How long you need to keep these records depends on your profession and jurisdiction, but a common requirement is at least two years after the renewal cycle to which the credits apply. Some boards require longer. Since storage is essentially free in digital form, scanning everything and keeping it for at least four to five years is a safer approach than trying to match each board’s exact retention window. Professionals who hold licenses in multiple jurisdictions should retain records long enough to satisfy whichever board has the longest retention requirement.

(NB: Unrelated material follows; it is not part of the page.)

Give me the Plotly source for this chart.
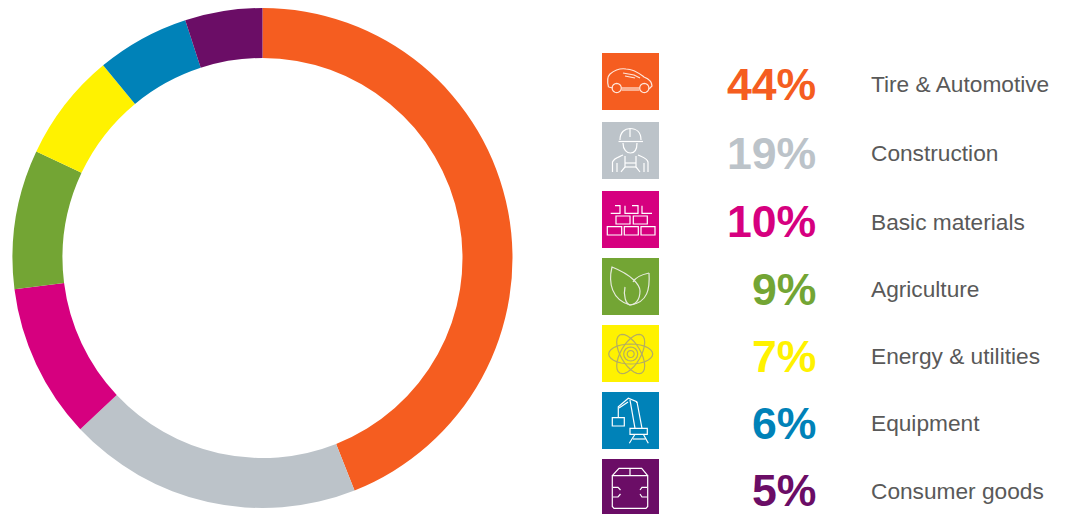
import math
import re
import plotly.graph_objects as go

categories = ["Tire & Automotive", "Construction", "Basic materials", "Agriculture",
              "Energy & utilities", "Equipment", "Consumer goods"]
shares = [44, 19, 10, 9, 7, 6, 5]
colors = ["#F55D20", "#BCC3C9", "#D6007F", "#73A534", "#FFF200", "#0082B8", "#6B0D66"]

W, H = 1068, 514
ROW_TOPS = [53, 122, 191, 258, 325, 392, 459]
ROW_SIZES = [57, 57, 57, 57, 57, 57, 55]
PCT_CY = [85, 153, 221, 289, 356, 423, 490]
LBL_CY = [84, 153, 222, 289, 356, 423, 491]
SQ_X = 602


def px(x):
    return x / W


def py(y):
    return 1 - y / H


def local_path(d, ox, oy):
    """Shift icon outline (local pixels) to paper coordinates."""
    out, i = [], 0
    for tok in re.findall(r"[MLQCZ]|-?\d+\.?\d*", d):
        if tok.isalpha():
            out.append(tok)
        else:
            v = float(tok)
            out.append(f"{px(ox + v):.5f}" if i % 2 == 0 else f"{py(oy + v):.5f}")
            i += 1
    return " ".join(out)


def circle(cx, cy, r):
    pts = [(cx + r * math.cos(t / 16 * 2 * math.pi), cy + r * math.sin(t / 16 * 2 * math.pi)) for t in range(16)]
    return "M" + " L".join(f"{a:.2f},{b:.2f}" for a, b in pts) + " Z"


def ellipse(cx, cy, rx, ry, deg):
    r = math.radians(deg)
    pts = []
    for k in range(28):
        t = k / 28 * 2 * math.pi
        a, b = rx * math.cos(t), ry * math.sin(t)
        pts.append((cx + a * math.cos(r) - b * math.sin(r), cy + a * math.sin(r) + b * math.cos(r)))
    return "M" + " L".join(f"{a:.2f},{b:.2f}" for a, b in pts) + " Z"


def rect(x0, y0, x1, y1):
    return f"M{x0},{y0} L{x1},{y0} L{x1},{y1} L{x0},{y1} Z"


icons = [
    # car
    ["M6.5,34 C5,28 5,24 8,21 C13,17 18,15 24,16 C32,16 38,21 42,24 C47,26 50,29 50,33 L47,36",
     "M11,35 L6.5,34", "M19.5,35 L37.5,35", "M19.5,37 L37.5,37",
     "M21,20 L32,22 L38,25", "M23,23 L33,25",
     circle(14.7, 35, 4.6), circle(42.3, 35, 4.6)],
    # worker
    ["M18,18 C18,10 23,6.5 28,6.5 C34,6.5 39,10 39,18", "M16.5,19.5 L41,19.5",
     "M28,7 L28,15", "M21,21 C21,28 25,31 28.5,31 C32,31 35,28 35,21",
     "M10.5,50 L10.5,40 C12,36 17,35 21,33", "M46,50 L46,40 C45,36 40,35 36,33",
     "M15,50 L15,41", "M42,50 L42,41",
     "M23,34 L23,45 L19,50", "M34,34 L34,45 L38,50", "M23,41 L34,41", "M23,45 L34,45"],
    # bricks
    ["M8.7,22.3 L18,22.3 L18,14.7 L13,14.7", "M23,14.7 L23,22.3 L36,22.3 L36,14.7 L30,14.7",
     "M40,14.7 L40,22.3 L50,22.3", rect(14, 25, 28, 33), rect(31.3, 25, 45.3, 33),
     rect(5.3, 35.7, 19.7, 44), rect(22.3, 35.7, 36.3, 44), rect(39, 35.7, 53, 44)],
    # leaves
    ["M10,9 C6,25 10,42 28,47 C33,47 38,42 38,33 C38,27 30,17 10,9 Z",
     "M47,15 C38,17 33,20 31,24", "M47,15 C48,30 46,45 28,47 C24,46 21,38 23,29"],
    # atom
    [ellipse(28.7, 29, 22, 10, 0), ellipse(28.7, 29, 22, 10, 60), ellipse(28.7, 29, 22, 10, 120),
     circle(28.7, 29, 7), circle(28.7, 29, 3.5)],
    # crane
    [rect(10.3, 25.7, 22.3, 34), "M16.3,25.7 L16.3,14.7 L26.3,6.3 L34.7,9.7 L34.7,11",
     "M17,16 L26,10", "M28,8 L33,36.3", "M35,10 L40,36.3", rect(28, 36.3, 45.3, 42.3),
     "M33,42.3 L27.3,51.3", "M41.3,42.3 L46.3,51.3", "M31,47 L43.5,47"],
    # box
    ["M10.3,16.7 L10.3,47.5 L12,49.3 L44,49.3 L45.7,47.5 L45.7,16.7 Z",
     "M10.3,16.7 L17,9.3 L39.7,9.3 L45.7,16.7", "M28,9.3 L28,16.7",
     "M11,28.3 L16,28.3 L18.5,31", "M18.5,35 L16,38 L11,38",
     "M45,28.3 L40,28.3 L38,31", "M38,35 L40,38 L45,38"],
]
icon_line = ["#FFE6DA", "#FFFFFF", "#FFFFFF", "#E6EBDC", "#B5AE60", "#FFFFFF", "#FFFFFF"]

shapes, annotations = [], []
for i, cat in enumerate(categories):
    top, size = ROW_TOPS[i], ROW_SIZES[i]
    shapes.append(dict(type="rect", xref="paper", yref="paper", x0=px(SQ_X), x1=px(SQ_X + 57),
                       y0=py(top + size), y1=py(top), fillcolor=colors[i], line=dict(width=0), layer="above"))
    for d in icons[i]:
        shapes.append(dict(type="path", xref="paper", yref="paper", path=local_path(d, SQ_X, top),
                           line=dict(color=icon_line[i], width=1.2), layer="above"))
    annotations.append(dict(x=px(815), y=py(PCT_CY[i]), xref="paper", yref="paper", xanchor="right",
                            yanchor="middle", showarrow=False, xshift=2.5, text=f"<b>{shares[i]}%</b>",
                            font=dict(family="Liberation Sans", size=44.6, color=colors[i])))
    annotations.append(dict(x=px(871), y=py(LBL_CY[i]), xref="paper", yref="paper", xanchor="left",
                            yanchor="middle", showarrow=False, xshift=-2, text=cat,
                            font=dict(family="Liberation Sans", size=22.7, color="#595959")))

fig = go.Figure(go.Pie(
    labels=categories, values=shares, sort=False, direction="clockwise", rotation=0, hole=0.8,
    marker=dict(colors=colors, line=dict(width=0)), textinfo="none", hoverinfo="label+percent",
    domain=dict(x=[px(12.5), px(512.5)], y=[py(508), py(8)]),
))
fig.update_layout(width=W, height=H, margin=dict(l=0, r=0, t=0, b=0), showlegend=False,
                  paper_bgcolor="white", plot_bgcolor="white", shapes=shapes, annotations=annotations)
fig.write_html("out.html", config=dict(displayModeBar=False),
               post_script="document.body.style.margin='0';document.body.style.overflow='hidden';")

Tax Treatment of Continuing Education Costs

CEU courses cost money, and the tax rules around deducting those costs depend on your employment situation. For tax years after 2017, W-2 employees can no longer deduct work-related education expenses as an itemized deduction — that deduction was eliminated by the Tax Cuts and Jobs Act.8Internal Revenue Service. Publication 970, Tax Benefits for Education

Self-employed professionals can still deduct qualifying education costs on Schedule C. To qualify, the education must either be required by law or your employer to keep your current position, or it must maintain or improve skills needed in your current work. Education that qualifies you for an entirely new profession doesn’t count.8Internal Revenue Service. Publication 970, Tax Benefits for Education If you drive to courses, the 2026 business mileage rate is 72.5 cents per mile.9Internal Revenue Service. IRS Sets 2026 Business Standard Mileage Rate at 72.5 Cents Per Mile, Up 2.5 Cents

If your employer pays for your continuing education directly or reimburses you, up to $5,250 per year can be excluded from your taxable income under Section 127 educational assistance programs. That amount is now indexed for inflation starting in 2026.10Internal Revenue Service. Frequently Asked Questions About Educational Assistance Programs Employer-provided assistance above the exclusion limit gets included in your wages. If your employer offers this benefit and you’re paying out of pocket for CEU courses, it’s worth asking whether the program covers professional development — many employees leave this money on the table.